The nation’s cattle inventory is at its lowest level in decades, the result of a long-term decline that has been pushed even lower in recent years by drought.

Much of the country endured severe dry spells in recent years, most notably in 2022. But the impact has been especially felt in the regions where America’s beef industry is most concentrated. 

In November 2022, the U.S reached a drought index of 202 on the Drought Severity and Coverage Index (DSCI), where values range from 0, meaning no dryness, to 500, indicating exceptional drought across an entire area. That month marked the nation’s second-highest drought reading of the century, surpassed only by the 2012-2013 North American drought

But for the top 200 cattle-producing counties — together representing roughly a quarter of the national herd — the drought index peaked at 267.5 in the same period, far higher than the national average.

A similar pattern happened in 2024, when national drought conditions intensified in October and November, and again were more severe across the top beef-producing counties. These counties span 21 states.

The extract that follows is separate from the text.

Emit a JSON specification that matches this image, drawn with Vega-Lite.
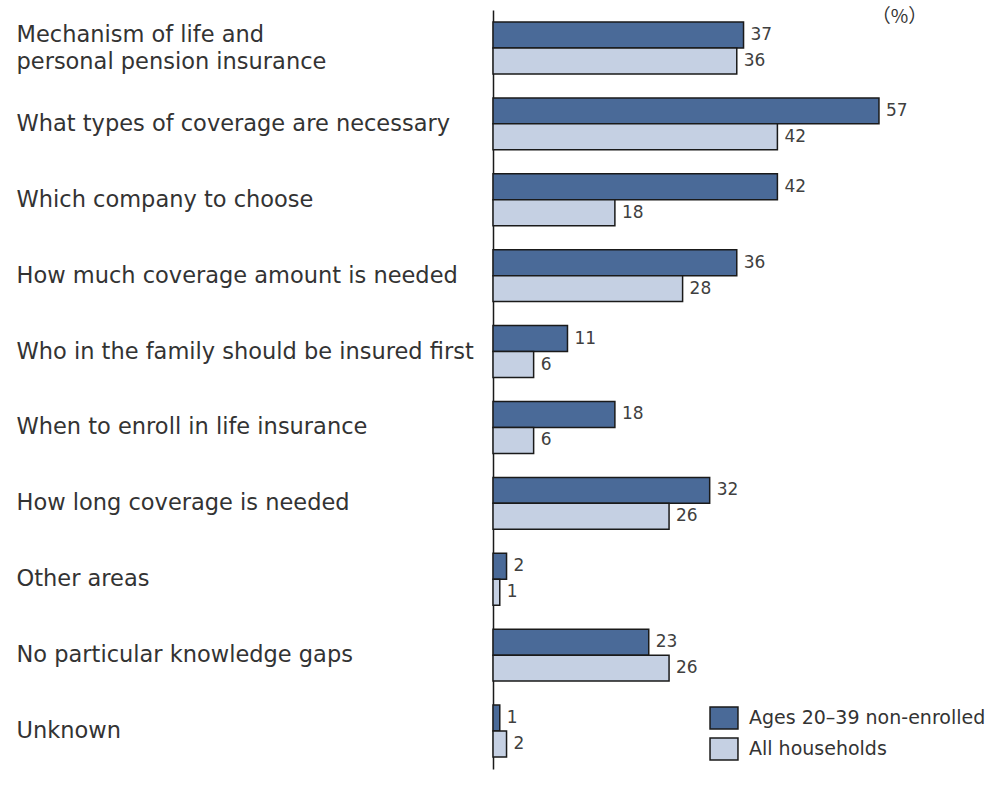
{
  "$schema": "https://vega.github.io/schema/vega-lite/v6.json",
  "autosize": {"type": "none"},
  "width": 474,
  "height": 759,
  "padding": {"left": 493, "top": 10, "right": 33, "bottom": 18},
  "background": "white",
  "config": {
    "view": {"stroke": null},
    "font": "DejaVu Sans"
  },
  "data": {
    "values": [
      {"item": "Mechanism of life and\n\u2002personal pension insurance", "group": "Ages 20–39 non-enrolled", "pct": 37},
      {"item": "Mechanism of life and\n\u2002personal pension insurance", "group": "All households", "pct": 36},
      {"item": "What types of coverage are necessary", "group": "Ages 20–39 non-enrolled", "pct": 57},
      {"item": "What types of coverage are necessary", "group": "All households", "pct": 42},
      {"item": "Which company to choose", "group": "Ages 20–39 non-enrolled", "pct": 42},
      {"item": "Which company to choose", "group": "All households", "pct": 18},
      {"item": "How much coverage amount is needed", "group": "Ages 20–39 non-enrolled", "pct": 36},
      {"item": "How much coverage amount is needed", "group": "All households", "pct": 28},
      {"item": "Who in the family should be insured first", "group": "Ages 20–39 non-enrolled", "pct": 11},
      {"item": "Who in the family should be insured first", "group": "All households", "pct": 6},
      {"item": "When to enroll in life insurance", "group": "Ages 20–39 non-enrolled", "pct": 18},
      {"item": "When to enroll in life insurance", "group": "All households", "pct": 6},
      {"item": "How long coverage is needed", "group": "Ages 20–39 non-enrolled", "pct": 32},
      {"item": "How long coverage is needed", "group": "All households", "pct": 26},
      {"item": "Other areas", "group": "Ages 20–39 non-enrolled", "pct": 2},
      {"item": "Other areas", "group": "All households", "pct": 1},
      {"item": "No particular knowledge gaps", "group": "Ages 20–39 non-enrolled", "pct": 23},
      {"item": "No particular knowledge gaps", "group": "All households", "pct": 26},
      {"item": "Unknown", "group": "Ages 20–39 non-enrolled", "pct": 1},
      {"item": "Unknown", "group": "All households", "pct": 2}
    ]
  },
  "encoding": {
    "y": {
      "field": "item",
      "type": "nominal",
      "sort": null,
      "scale": {"paddingInner": 0.316, "paddingOuter": 0.158},
      "axis": {
        "title": null,
        "ticks": false,
        "labelAlign": "left",
        "labelBaseline": "middle",
        "labelPadding": 477,
        "labelFontSize": 22.5,
        "labelColor": "#333333",
        "labelLimit": 0,
        "labelLineHeight": 27,
        "labelOffset": {"condition": {"test": "indexof(datum.value, '\\n') >= 0", "value": -13}, "value": 0},
        "labelExpr": "split(datum.label, '\\n')",
        "domainColor": "#1a1a1a",
        "domainWidth": 1.5
      }
    },
    "yOffset": {
      "field": "group",
      "type": "nominal",
      "sort": ["Ages 20–39 non-enrolled", "All households"],
      "scale": {"paddingInner": 0, "paddingOuter": 0}
    },
    "x": {
      "field": "pct",
      "type": "quantitative",
      "scale": {"domain": [0, 70], "nice": false},
      "axis": {
        "orient": "top",
        "title": "（%）",
        "titleFont": "Noto Sans CJK JP",
        "titleFontSize": 19,
        "titleFontWeight": "normal",
        "titleColor": "#333333",
        "titleX": 406,
        "titleY": 6,
        "titleBaseline": "middle",
        "titleAlign": "center",
        "labels": false,
        "ticks": false,
        "domain": false,
        "grid": false
      }
    }
  },
  "layer": [
    {
      "mark": {"type": "bar", "stroke": "#1a1a1a", "strokeWidth": 1.5},
      "encoding": {
        "color": {
          "field": "group",
          "type": "nominal",
          "sort": ["Ages 20–39 non-enrolled", "All households"],
          "scale": {
            "domain": ["Ages 20–39 non-enrolled", "All households"],
            "range": ["#4a6a98", "#c5d0e3"]
          },
          "legend": {
            "title": null,
            "orient": "none",
            "legendX": 219,
            "legendY": 696,
            "symbolType": "M-1.27,-1L1.27,-1L1.27,1L-1.27,1Z",
            "symbolSize": 484,
            "symbolStrokeColor": "#1a1a1a",
            "symbolStrokeWidth": 1.5,
            "symbolOpacity": 1,
            "labelFontSize": 19,
            "labelColor": "#333333",
            "labelOffset": 13,
            "rowPadding": 3,
            "labelLimit": 0
          }
        }
      }
    },
    {
      "mark": {"type": "text", "align": "left", "baseline": "middle", "dx": 7, "fontSize": 17, "color": "#404040"},
      "encoding": {
        "text": {"field": "pct", "type": "quantitative"}
      }
    }
  ]
}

While they are largely clustered across the central U.S. particularly in the top five beef-producing states of Texas, Oklahoma, Missouri, Nebraska and South Dakota several are outside that core region as well, including in states like Oregon and Florida.

Ranchers in those regions have faced shrinking pastures, dwindling water supplies and the rising cost of feed, conditions that have forced many to thin their herds. And because rebuilding cattle numbers is a slow biological process, there is no quick path to replenishing the nation’s supply.